The film “Unbreakable
” builds on the premise that there may exist a human who is virtually invincible, but who does not know of his ability. After all, who would want to put that to the test?
It is an interesting premise from a scientific standpoint. How might one go about finding such a rare case? It’s a different take on the so-called “Black Swan Problem”. If we study the averages, we come out with a picture of “how things are” that works most of the time. For instance, the average person’s temperature is 98.6 deg F. If a person has a temperature of 100 deg F, you would suspect something is wrong with them; that they are sick. For most people it would be true. But I think that it is likely that there is someone out there (in a population of 6 billion) whose normal body temperature is 100 degrees F.
Here’s another one. Let’s take it for granted that someone, somewhere, is totally immune to HIV. How would you go about looking for them? Certainly, it would be unethical to go trying to infect random people and examining the cases for whom your attempt fails. But it would be OK to look at high-risk individuals who (statistically speaking) should have been infected but were not.

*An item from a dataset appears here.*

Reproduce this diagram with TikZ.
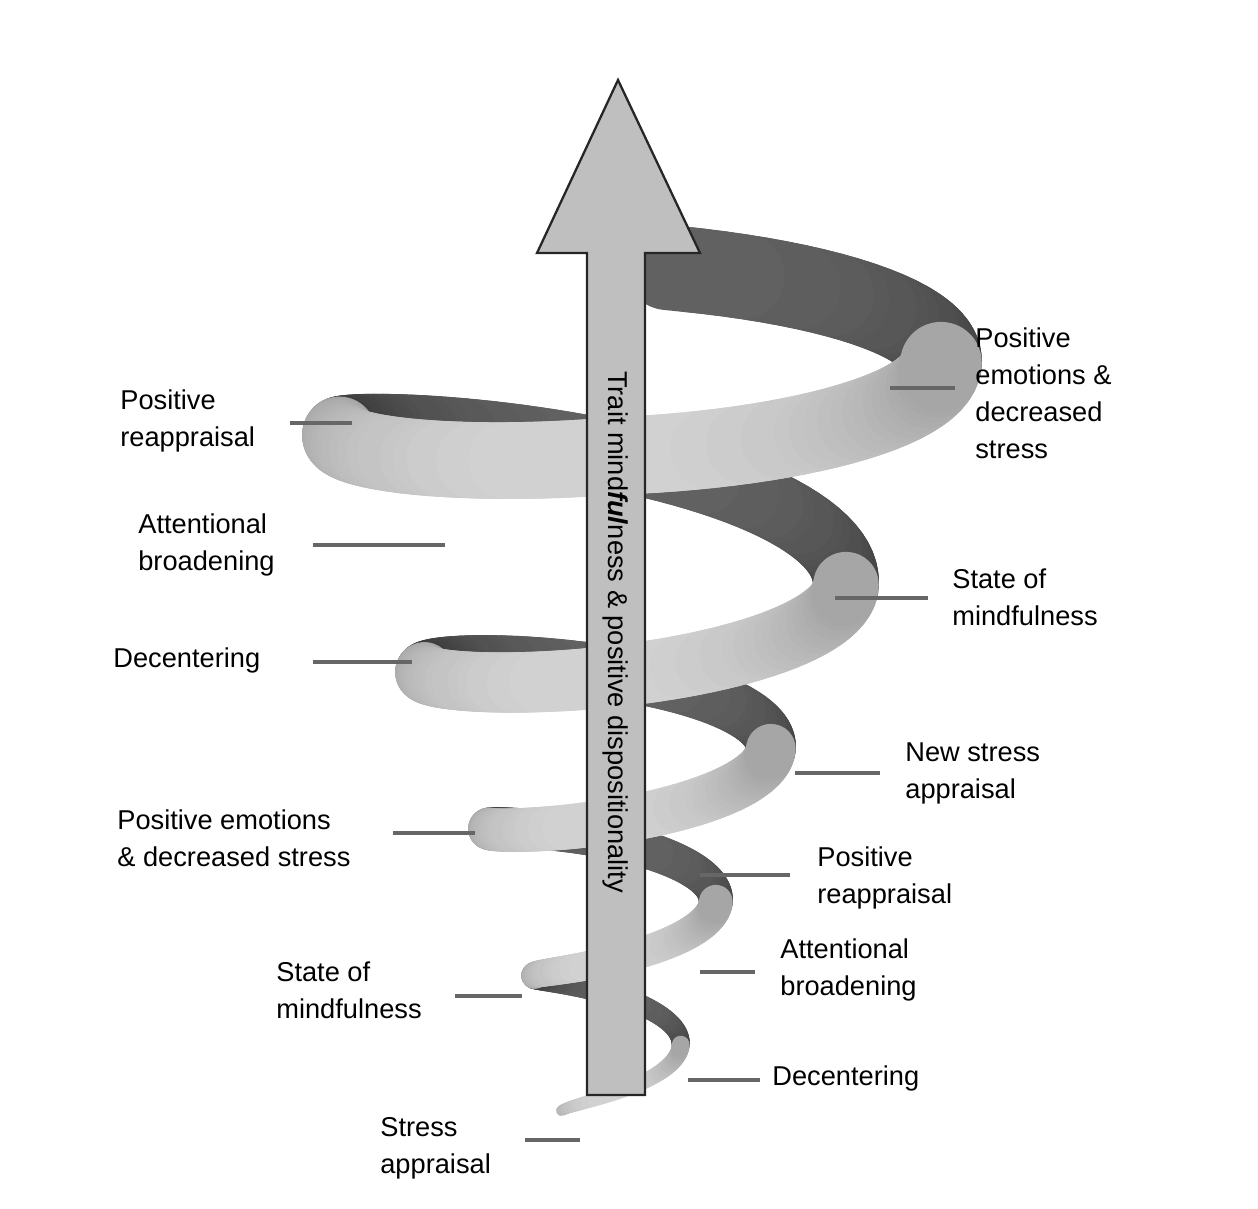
\documentclass[tikz,border=0pt]{standalone}
\usepackage{fontspec}
\setmainfont{Liberation Sans}
\begin{document}
\begin{tikzpicture}[x=0.02cm,y=-0.02cm,
  lbl/.style={align=left,anchor=west,font=\fontsize{15.5}{21}\selectfont,inner sep=0pt},
  tick/.style={draw=black!60,line width=2.2pt}]
\useasboundingbox (0,0) rectangle (1258,1208);
\def\R#1{(60+20*(#1)+10*(#1)*(#1))}
\def\Y#1{(1080-135*(#1)-5*(#1)*(#1)-70*max(0,min(1,((#1)-3.25)*2))+80*max(0,(#1)-4))}
\def\P{0.22}
% back of spiral
\foreach \i in {-20,...,446}{
  \pgfmathsetmacro\ta{\i/100}\pgfmathsetmacro\tb{(\i+1.6)/100}
  \pgfmathsetmacro\c{cos(360*(\ta+0.008))}
  \ifdim \c pt<0pt
   \pgfmathsetmacro\xa{615+\R{\ta}*sin(360*\ta)}
   \pgfmathsetmacro\ya{\Y{\ta}+\P*\R{\ta}*cos(360*\ta)}
   \pgfmathsetmacro\xb{615+\R{\tb}*sin(360*\tb)}
   \pgfmathsetmacro\yb{\Y{\tb}+\P*\R{\tb}*cos(360*\tb)}
   \pgfmathsetmacro\w{max(8,14+16*\ta)*0.567}
   \pgfmathsetmacro\k{int(62+15*(1+\c))}
   \draw[line width=\w pt,color=black!\k,line cap=round] (\xa,\ya)--(\xb,\yb);
  \fi}
% front of spiral
\foreach \i in {-20,...,446}{
  \pgfmathsetmacro\ta{\i/100}\pgfmathsetmacro\tb{(\i+1.6)/100}
  \pgfmathsetmacro\c{cos(360*(\ta+0.008))}
  \ifdim \c pt<0pt\else
   \pgfmathsetmacro\xa{615+\R{\ta}*sin(360*\ta)}
   \pgfmathsetmacro\ya{\Y{\ta}+\P*\R{\ta}*cos(360*\ta)}
   \pgfmathsetmacro\xb{615+\R{\tb}*sin(360*\tb)}
   \pgfmathsetmacro\yb{\Y{\tb}+\P*\R{\tb}*cos(360*\tb)}
   \pgfmathsetmacro\w{max(8,14+16*\ta)*0.567}
   \pgfmathsetmacro\k{int(18+18*(1-\c))}
   \draw[line width=\w pt,color=black!\k,line cap=round] (\xa,\ya)--(\xb,\yb);
  \fi}
% arrow
\draw[fill=black!25,draw=black!85,line width=1.3pt,line join=miter]
  (587,1095)--(587,253)--(537,253)--(618,80)--(700,253)--(645,253)--(645,1095)--cycle;
\node[rotate=-90,font=\fontsize{15.5}{21}\selectfont,inner sep=0pt] (arrowtext) at (616,632)
  {Trait mind\textbf{\textit{ful}}ness \& positive dispositionality};
% left labels
\node[lbl] (l1) at (120,421) {Positive\\reappraisal};
\node[lbl] (l2) at (138,545) {Attentional\\broadening};
\node[lbl] (l3) at (113,660) {Decentering};
\node[lbl] (l4) at (117,838) {Positive emotions\\\& decreased stress};
\node[lbl] (l5) at (276,990) {State of\\mindfulness};
\node[lbl] (l6) at (380,1148) {Stress\\appraisal};
\coordinate (a1) at (290,423); \coordinate (b1) at (352,423);
\coordinate (a2) at (313,545); \coordinate (b2) at (445,545);
\coordinate (a3) at (313,662); \coordinate (b3) at (412,662);
\coordinate (a4) at (393,833); \coordinate (b4) at (475,833);
\coordinate (a5) at (455,996); \coordinate (b5) at (522,996);
\coordinate (a6) at (525,1140); \coordinate (b6) at (580,1140);
% right labels
\node[lbl] (r1) at (975,393) {Positive\\emotions \&\\decreased\\stress};
\node[lbl] (r2) at (952,597) {State of\\mindfulness};
\node[lbl] (r3) at (905,773) {New stress\\appraisal};
\node[lbl] (r4) at (817,878) {Positive\\reappraisal};
\node[lbl] (r5) at (780,970) {Attentional\\broadening};
\node[lbl] (r6) at (772,1078) {Decentering};
\coordinate (c1) at (890,388); \coordinate (d1) at (955,388);
\coordinate (c2) at (835,598); \coordinate (d2) at (928,598);
\coordinate (c3) at (795,773); \coordinate (d3) at (880,773);
\coordinate (c4) at (700,875); \coordinate (d4) at (790,875);
\coordinate (c5) at (700,972); \coordinate (d5) at (755,972);
\coordinate (c6) at (688,1080); \coordinate (d6) at (760,1080);
\foreach \n in {1,...,6}{\draw[tick] (a\n)--(b\n); \draw[tick] (c\n)--(d\n);}
\end{tikzpicture}
\end{document}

Here’s the thing: that takes a lot of data. A lot of data requires a lot of money. No two ways about it. But given that, we can do some amazing things. The old way to look for a cure was to study the average, normal disease progression (that takes a lot less data). Once it is understood, an appropriate intervention can be made (drug, lifestyle, diet, etc.). It worked for scurvy, it worked for Malaria (to a degree) and it worked for erectile dysfunction (go Pfizer!). This new way is different. This suggests that to cure a disease, we should take a huge collection of data, sift through and find the cases where a cure has arisen spontaneously. Then, understand this spontaneous cure and propagate it.

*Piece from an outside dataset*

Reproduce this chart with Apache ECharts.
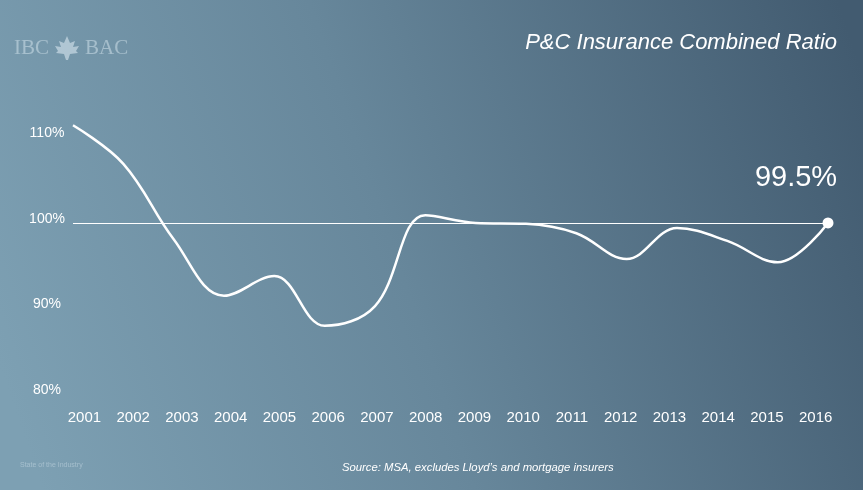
<!DOCTYPE html>
<html>
<head>
<meta charset="utf-8">
<script src="https://cdn.jsdelivr.net/npm/echarts@6/dist/echarts.min.js"></script>
<style>
  html, body { margin: 0; padding: 0; }
  #chart { width: 863px; height: 490px; }
</style>
</head>
<body>
<div id="chart"></div>
<script>
// Combined ratio of the P&C insurance industry, by year
const years = ['2001','2002','2003','2004','2005','2006','2007','2008',
               '2009','2010','2011','2012','2013','2014','2015','2016'];
const combinedRatio = [110.9, 106.4, 97.6, 91.0, 93.3, 87.5, 89.8, 100.4,
                       99.5, 99.4, 98.3, 95.3, 98.9, 97.4, 94.9, 99.5];
const yTicks = [80, 90, 100, 110];
const latestLabel = '99.5%';
const titleText = 'P&C Insurance Combined Ratio';
const sourceText = 'Source: MSA, excludes Lloyd\u2019s and mortgage insurers';

const chart = echarts.init(document.getElementById('chart'), null, { renderer: 'canvas' });
const lastIdx = combinedRatio.length - 1;

const option = {
  animation: false,
  backgroundColor: {
    type: 'linear', x: 0, y: 0.75, x2: 1, y2: 0.15,
    colorStops: [
      { offset: 0, color: '#7da0b3' },
      { offset: 0.45, color: '#67879b' },
      { offset: 1, color: '#425b70' }
    ]
  },
  textStyle: { fontFamily: 'Liberation Sans, Arial, sans-serif' },
  grid: [
    { left: 73, right: 35, top: 133, bottom: 100 },
    { left: 60, right: 23, top: 133, bottom: 100 }
  ],
  xAxis: [
    {
      type: 'category', gridIndex: 0, data: years, boundaryGap: false,
      axisLine: { show: false }, axisTick: { show: false }, axisLabel: { show: false },
      splitLine: { show: false }
    },
    {
      type: 'category', gridIndex: 1, data: years, boundaryGap: true,
      axisLine: { show: false }, axisTick: { show: false },
      axisLabel: { color: '#ffffff', fontSize: 15, margin: 20 },
      splitLine: { show: false }
    }
  ],
  yAxis: [
    {
      type: 'value', gridIndex: 0, min: 80, max: 110, interval: 10,
      axisLine: { show: false }, axisTick: { show: false }, splitLine: { show: false },
      axisLabel: {
        color: '#ffffff', fontSize: 14, align: 'center', margin: 26,
        formatter: v => yTicks.includes(v) ? v + '%' : ''
      }
    },
    {
      type: 'value', gridIndex: 1, min: 80, max: 110, show: false
    }
  ],
  series: [
    {
      type: 'line', xAxisIndex: 0, yAxisIndex: 0,
      data: combinedRatio.map((v, i) => i === lastIdx
        ? { value: v, symbol: 'circle', symbolSize: 11,
            itemStyle: { color: '#ffffff', borderWidth: 0 } }
        : v),
      smooth: 0.38,
      smoothConstraint: false,
      clip: false,
      showSymbol: true,
      symbol: 'none',
      lineStyle: { color: '#ffffff', width: 2.5 },
      markLine: {
        silent: true, symbol: 'none', label: { show: false },
        lineStyle: { color: '#ffffff', width: 1.2, type: 'solid' },
        data: [[
          { coord: [0, combinedRatio[lastIdx]] },
          { coord: [lastIdx, combinedRatio[lastIdx]] }
        ]]
      },
      markPoint: {
        silent: true, symbol: 'circle', symbolSize: 0,
        label: {
          show: true, color: '#ffffff', fontSize: 29, offset: [-32, -45],
          formatter: latestLabel
        },
        data: [{ coord: [lastIdx, combinedRatio[lastIdx]] }]
      }
    }
  ],
  graphic: [
    {
      type: 'text', right: 26, top: 32,
      style: { text: titleText, fill: '#ffffff',
               font: 'italic 22px Liberation Sans, Arial, sans-serif' }
    },
    {
      type: 'text', left: 342, top: 462,
      style: { text: sourceText, fill: '#ffffff',
               font: 'italic 11.3px Liberation Sans, Arial, sans-serif' }
    },
    // faded IBC / BAC wordmark
    {
      type: 'group', left: 14, top: 36, children: [
        { type: 'text', x: 0, y: 0,
          style: { text: 'IBC', fill: 'rgba(215,232,240,0.5)',
                   font: '21px Liberation Serif, serif' } },
        { type: 'polygon', x: 53, y: 11,
          shape: { points: [[0,-13],[3,-6],[8,-8],[6,-2],[12,-3],[9,2],[11,4],[3,5],[1,11],[-1,11],[-3,5],[-11,4],[-9,2],[-12,-3],[-6,-2],[-8,-8],[-3,-6]] },
          style: { fill: 'rgba(225,238,245,0.55)' } },
        { type: 'text', x: 71, y: 0,
          style: { text: 'BAC', fill: 'rgba(215,232,240,0.5)',
                   font: '21px Liberation Serif, serif' } }
      ]
    },
    {
      type: 'text', left: 20, top: 462,
      style: { text: 'State of the Industry', fill: 'rgba(225,238,245,0.4)',
               font: '7px Liberation Sans, Arial, sans-serif' }
    }
  ]
};

chart.setOption(option);
</script>
</body>
</html>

Via slashdot, here are two stories that purport to do just that. In 2004, doctors looked for people with natural immunity to HIV. In 2006, a man was given a bone marrow transplant to treat leukaemia; the bone marrow donor was a known carrier of such natural immunity. The bone marrow recipient was HIV free as of 2008 without anti-retro-virals. Bone marrow transplants do not constitute a viable treatment for AIDS (with a reported 30% mortality rate). But it’s a start of a whole different paradigm.